Written task => State the count of lines below in which the word "this" appears, and add nothing.

Supplied records =>
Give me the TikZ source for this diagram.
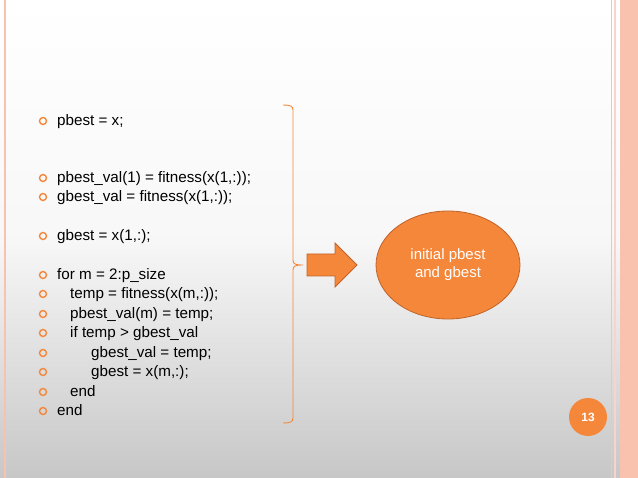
\documentclass[tikz,border=0pt]{standalone}
\usepackage{fontspec}
\setmainfont{Liberation Sans}
\usetikzlibrary{shapes.geometric}
\definecolor{org}{HTML}{F5873A}
\definecolor{orgd}{HTML}{C0632A}
\definecolor{sal}{HTML}{F8C2AE}
\begin{document}
\begin{tikzpicture}[x=1pt,y=-1pt,
  code/.style={anchor=base west,font=\fontsize{15.2}{17}\selectfont,inner sep=0pt},
  bul/.style={circle,draw=org,line width=1.4pt,minimum size=7pt,inner sep=0pt}]
\useasboundingbox (0,0) rectangle (638,478);
\shade[top color=white,bottom color=black!22,middle color=black!3] (0,0) rectangle (638,478);
\fill[sal] (620,0) rectangle (638,478);
\draw[sal,line width=1pt] (611,0) -- (611,478);
\draw[sal!70,line width=1.5pt] (615,0) -- (615,478);
\draw[sal,line width=2pt] (5,0) -- (5,478);
\foreach \y/\x/\t [count=\i] in {
 126/57/{pbest = x;},
 183/57/{pbest\_val(1) = fitness(x(1,:));},
 202/57/{gbest\_val = fitness(x(1,:));},
 241/57/{gbest = x(1,:);},
 280/57/{for m = 2:p\_size},
 299/70/{temp = fitness(x(m,:));},
 319/70/{pbest\_val(m) = temp;},
 338/70/{if temp > gbest\_val},
 358/91/{gbest\_val = temp;},
 377/91/{gbest = x(m,:);},
 397/70/{end},
 416/57/{end}} {
  \node[bul] (b\i) at (43,\y-5) {};
  \node[code] (t\i) at (\x,\y) {\t};
}
\draw[org,line width=0.9pt] (283,105) .. controls (290,105) and (293,106) .. (293,110) -- (293,260) .. controls (293,264) and (295,265) .. (303,265)
  (303,265) .. controls (295,265) and (293,266) .. (293,270) -- (293,418) .. controls (293,422) and (290,423) .. (283,423);
\coordinate (ar) at (307,265);
\draw[fill=org,draw=orgd,line width=0.8pt] (ar) ++(0,-11) -- ++(28,0) -- ++(0,-11) -- ++(22,22) -- ++(-22,22) -- ++(0,-11) -- ++(-28,0) -- cycle;
\node[ellipse,fill=org,draw=orgd,line width=0.8pt,minimum width=144pt,minimum height=108pt,align=center,text=white,font=\fontsize{15}{18}\selectfont] (el) at (448,265) {initial pbest\\and gbest};
\node[circle,fill=org,minimum size=38pt,inner sep=0pt,text=white,font=\bfseries\fontsize{12}{14}\selectfont] (pg) at (588,417) {13};
\end{tikzpicture}
\end{document}
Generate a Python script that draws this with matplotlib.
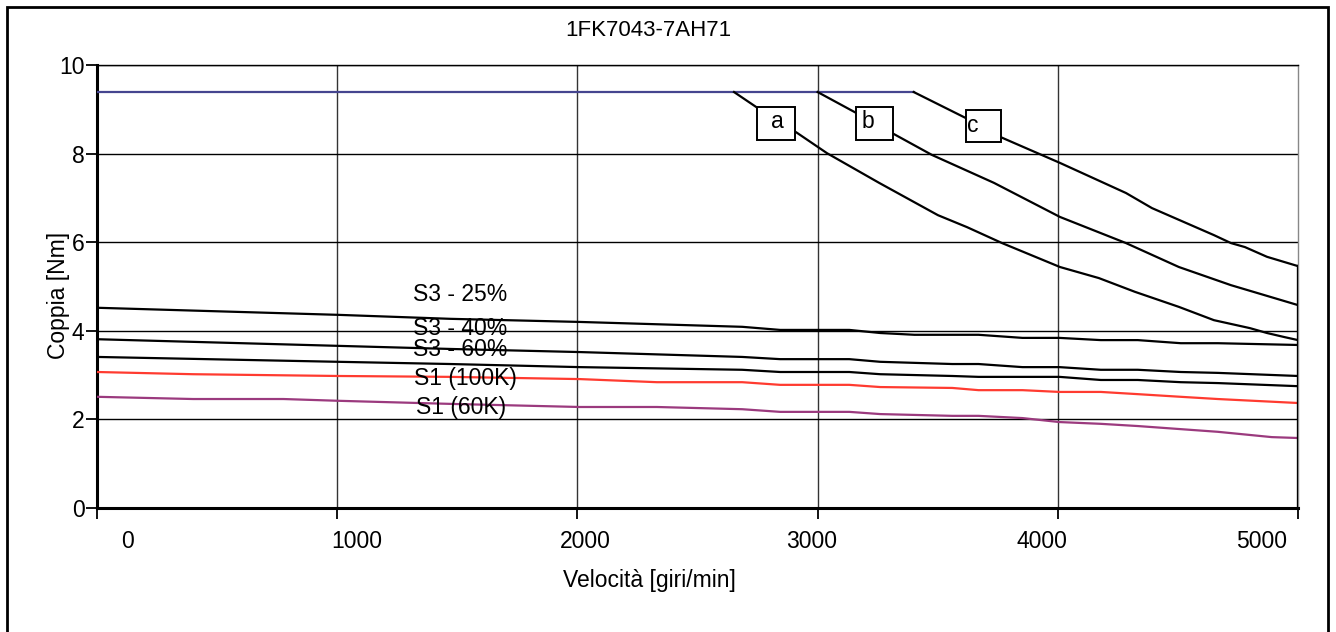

Complete answer => 2